Set amidst lush gardens with striking vistas over the nearby hills and the lake, the estate displays a host of the architect’s design hallmarks in a stunning natural setting, with guest rooms scattered throughout the verdant grounds, in addition to Bawa’s striking, multi-layered main bungalow.
Preserved as they were during the architect’s lifetime, the estate’s five suites are brimming with eclectic contemporary artwork and unique vintage pieces. Relax, unwind and be inspired in Bawa’s own artistic realm. And don’t miss the chance to visit Brief Garden in nearby Beruwela, once the home of Bevis Bawa – Geoffrey’s older brother – a magnificent idyll of art and nature.
Jetwing Lighthouse Hotel, Galle
From £191 a night | Check availability here
Just minutes from gorgeous Galle Fort and the neighbouring international cricket stadium resides another Geoffrey Bawa classic – the imposing Lighthouse Hotel. Rising from a rocky hillock on a dramatic stretch of southern coastline, this is a seriously special spot for a tropical sunset.
Designed by Bawa in the mid-1990s for Herbert Cooray of Jetwing Hotels, the property was one of the architect’s last major projects.
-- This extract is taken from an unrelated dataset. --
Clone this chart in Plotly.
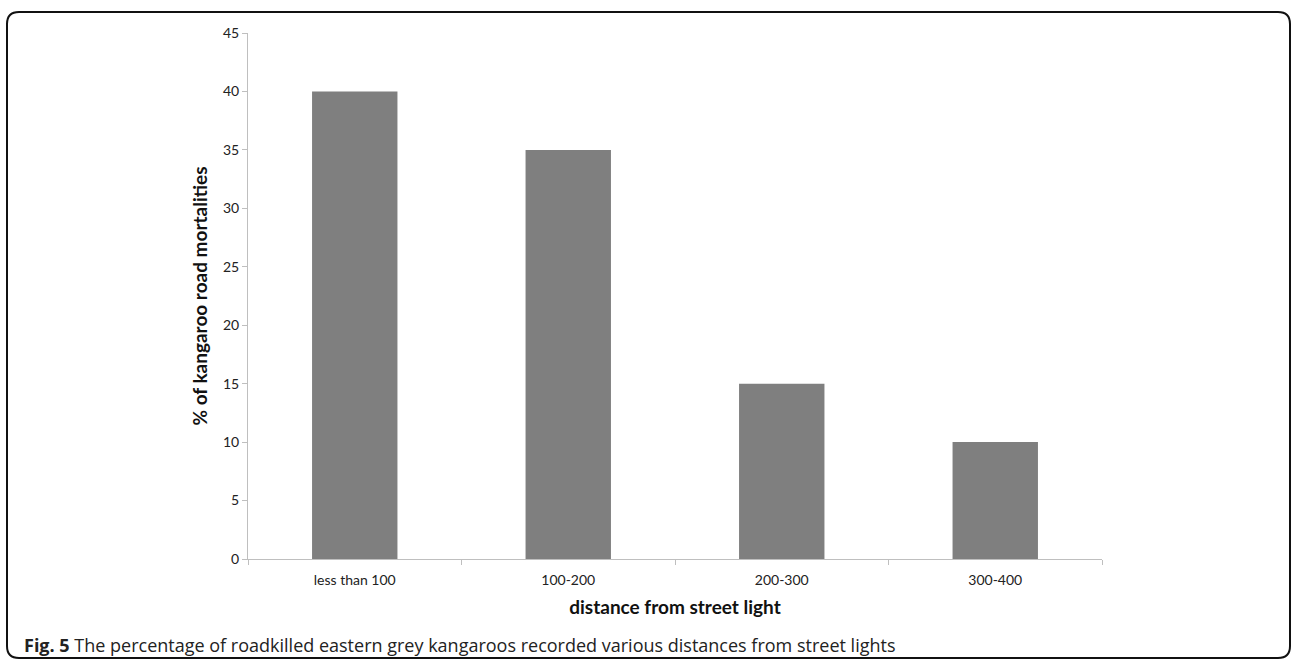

Placing the surrounding landscape at the heart of the hotel, Bawa’s large windows and open-sided dining area offer sweeping views over towering boulders and the crashing waves of the Indian Ocean, whilst nods to Galle Fort are evident in the building’s high-walled structure.
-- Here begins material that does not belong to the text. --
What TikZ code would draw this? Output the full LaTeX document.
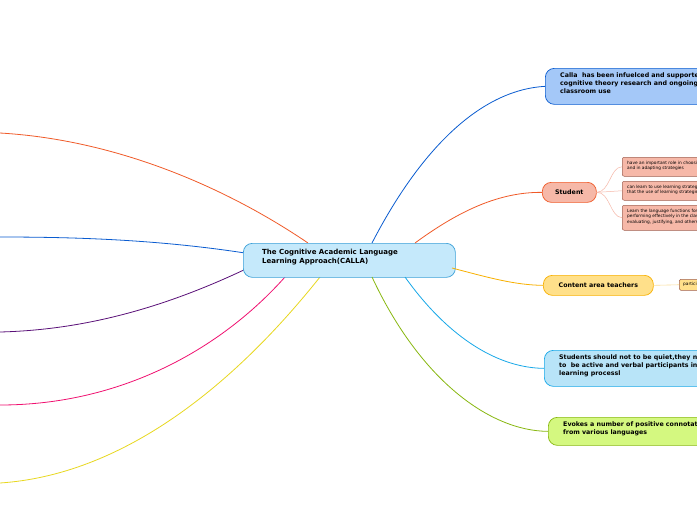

You can’t miss the show-stopping central copper and bronze spiral staircase, created by local artist Laki Senanayake, which delves into island history by depicting the Portuguese and Sinhalese in the Battle of Randeniwela.
With smartly appointed rooms, two swimming pools, a tennis court, a luxurious spa and six dining spaces, the Lighthouse offers guests a sumptuous stay in the quirky surroundings of an architectural marvel.
The Last House, Tangalle
From £102 a night | Check availability here
Laid-back beach hotel The Last House is a small, six-bedroom hideaway with a seductive seaside vibe, perfect for couples, families or groups keen to book out the whole place. One of Bawa’s final commissions – hence the name – the property is characterised by flowing open spaces, a wrap-around verandah and picturesque vistas which draw visitors to gaze out over the gardens, artfully framed through open windows and doorways.
Bright, bold oranges, yellows and greens create a breezy tropical feel, counter-balanced by antique planters chairs and almirahs in spacious bedrooms, with polished concrete floors and pitched, wood-panelled ceilings.
Paddle in the pool, amble along the beach and take a long soak in your freestanding tub, before kicking back with a cool drink on the terrace as the sun sets and shadows play across the garden, ready for another serene evening in paradise.